Pickering v. Board of Education
, 391 U.S. 563, 568 (1968). Section 16.49, as interpreted, is not an unconstitutional restraint on first amendment rights but a reasonable regulation of employment.
Minnesota State Bd. For Com. Colleges v. Knight
, 465 U.S. 271, 288 (1984).

77 Op. Att'y Gen. 59, 61-62 (1988)

  You also ask who is charged with enforcing section 16.49 and what the penalties for violating that statute are. 1929 Senate Bill 1 provided that violations of that section were just and adequate cause for removal from office or dismissal from employment. That language was not included in the actual law, but I would conclude that an employe violating section 16.49 could be subject to personnel action under section 230.34, which provides that an employe may be removed, suspended without pay, discharged, reduced in base pay or demoted for just cause. Certainly, violation of a state statute regulating the conduct of a state employe could be just cause. Those state officers who serve at the pleasure of a board, such as Mr. Phelps, would be subject to removal under section 17.07(6). An appointed state officer would also be subject to interpellation under section 13.28 and removal under section 13.30.
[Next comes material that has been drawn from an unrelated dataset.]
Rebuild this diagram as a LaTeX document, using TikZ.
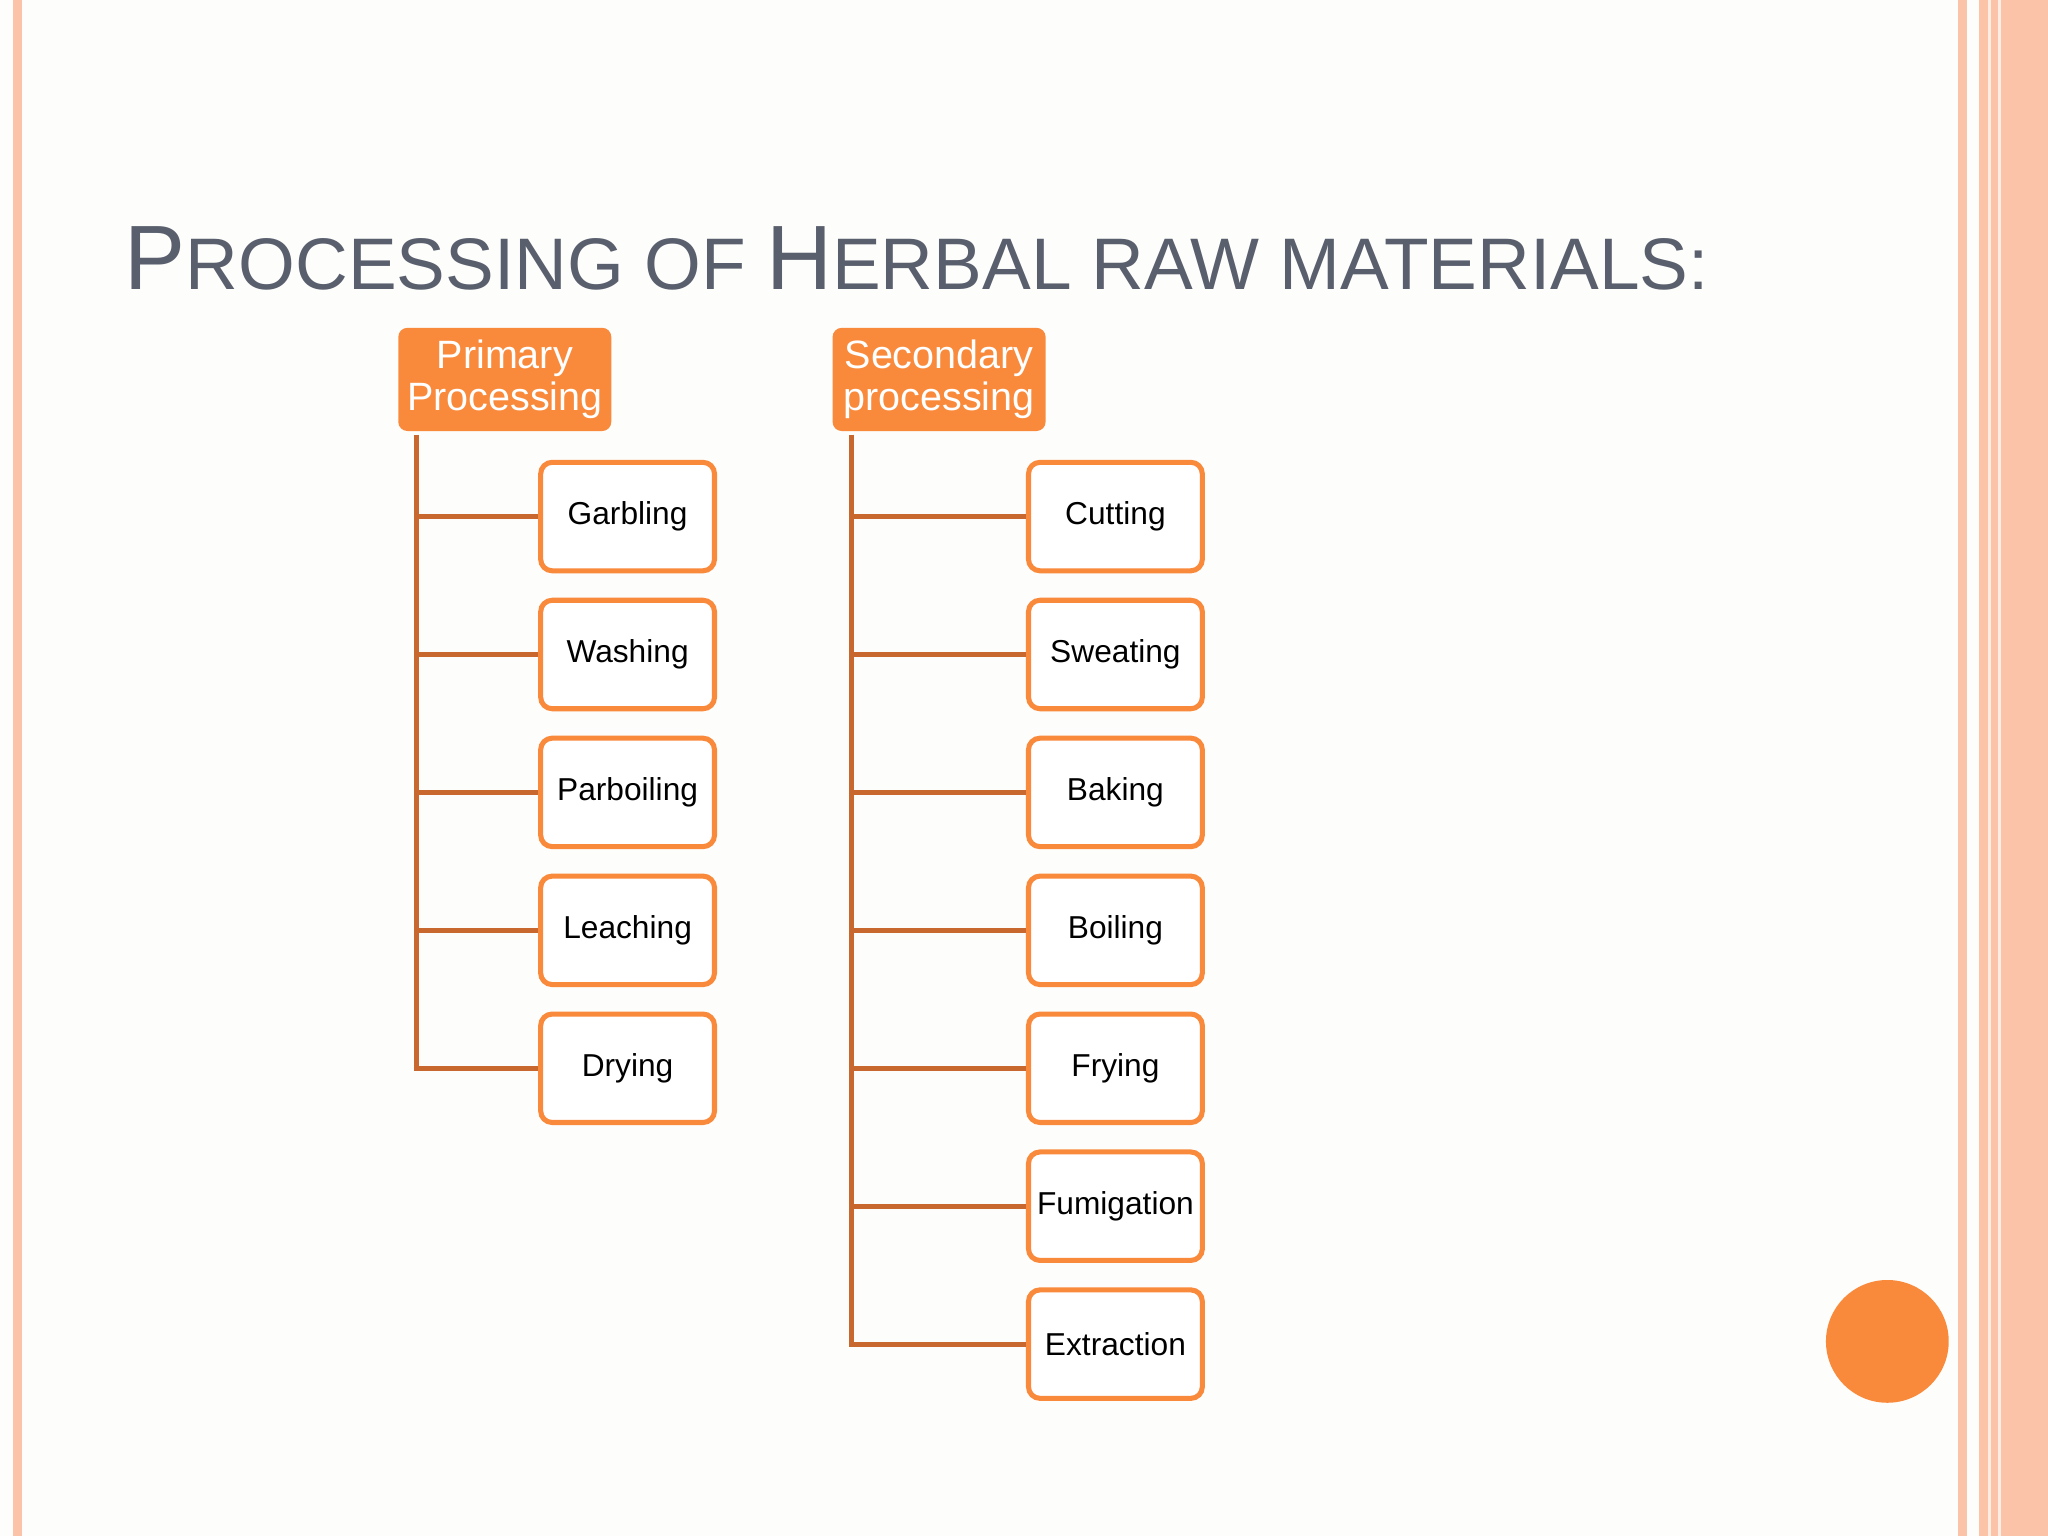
\documentclass[tikz,border=0pt]{standalone}
\usepackage{fontspec}
\setmainfont{Liberation Sans}
\definecolor{bg}{HTML}{FDFDFB}
\definecolor{org}{HTML}{F98A3C}
\definecolor{lnk}{HTML}{C8672E}
\definecolor{ttl}{HTML}{5A5F6E}
\definecolor{strp}{HTML}{FBC3A8}
\begin{document}
\begin{tikzpicture}[x=0.01cm,y=-0.01cm,
  head/.style={fill=org,rounded corners=2pt,minimum width=1.63cm,minimum height=0.79cm,text=white,font=\fontsize{8.6}{9}\selectfont,align=center,inner sep=0pt},
  item/.style={draw=org,line width=1.1pt,fill=white,rounded corners=2.5pt,minimum width=1.33cm,minimum height=0.83cm,font=\fontsize{6.9}{8}\selectfont,inner sep=0pt},
  link/.style={draw=lnk,line width=1.1pt}]
\fill[bg] (0,0) rectangle (1568,1176);
\useasboundingbox (0,0) rectangle (1568,1176);
% borders
\fill[strp] (10,0) rectangle (17,1176);
\fill[strp] (1499,0) rectangle (1506,1176);
\fill[strp] (1515,0) rectangle (1568,1176);
\draw[white!70!strp,line width=0.6pt] (1523,0) -- (1523,1176);
\draw[white!70!strp,line width=0.6pt] (1531,0) -- (1531,1176);
% title
\node[anchor=base west,inner sep=0pt,text=ttl] (title) at (95,222)
 {\fontsize{19.9}{20}\selectfont P\fontsize{15.9}{16}\selectfont ROCESSING OF \fontsize{19.9}{20}\selectfont H\fontsize{15.9}{16}\selectfont ERBAL RAW MATERIALS:};
% headers
\node[head] (P) at (386.5,290.5) {Primary\\Processing};
\node[head] (S) at (719,290.5) {Secondary\\processing};
\coordinate (pv) at (319,333);
\coordinate (sv) at (652,333);
% primary items
\foreach \n/\t [count=\i] in {p1/Garbling,p2/Washing,p3/Parboiling,p4/Leaching,p5/Drying}
  \node[item] (\n) at (480.5,{395.5+105.6*(\i-1)}) {\t};
\foreach \n/\t [count=\i] in {s1/Cutting,s2/Sweating,s3/Baking,s4/Boiling,s5/Frying,s6/Fumigation,s7/Extraction}
  \node[item] (\n) at (854,{395.5+105.6*(\i-1)}) {\t};
\draw[link] (pv) |- (p5.west);
\foreach \n in {p1,p2,p3,p4} \draw[link] (pv |- \n.west) -- (\n.west);
\draw[link] (sv) |- (s7.west);
\foreach \n in {s1,s2,s3,s4,s5,s6} \draw[link] (sv |- \n.west) -- (\n.west);
% circle
\fill[org] (1445,1027) circle (47);
\end{tikzpicture}
\end{document}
77 Op. Att'y Gen. 59, 62 (1988)

  Section 946.12 prohibits any public officer or employe from doing any act "which he knows is in excess of his lawful authority or which he knows he is forbidden by law to do in his official capacity." Since a violation of section 946.12 is a felony, it is also possible that an officer or employe violating section 16.49 could be charged with a violation of section 946.12.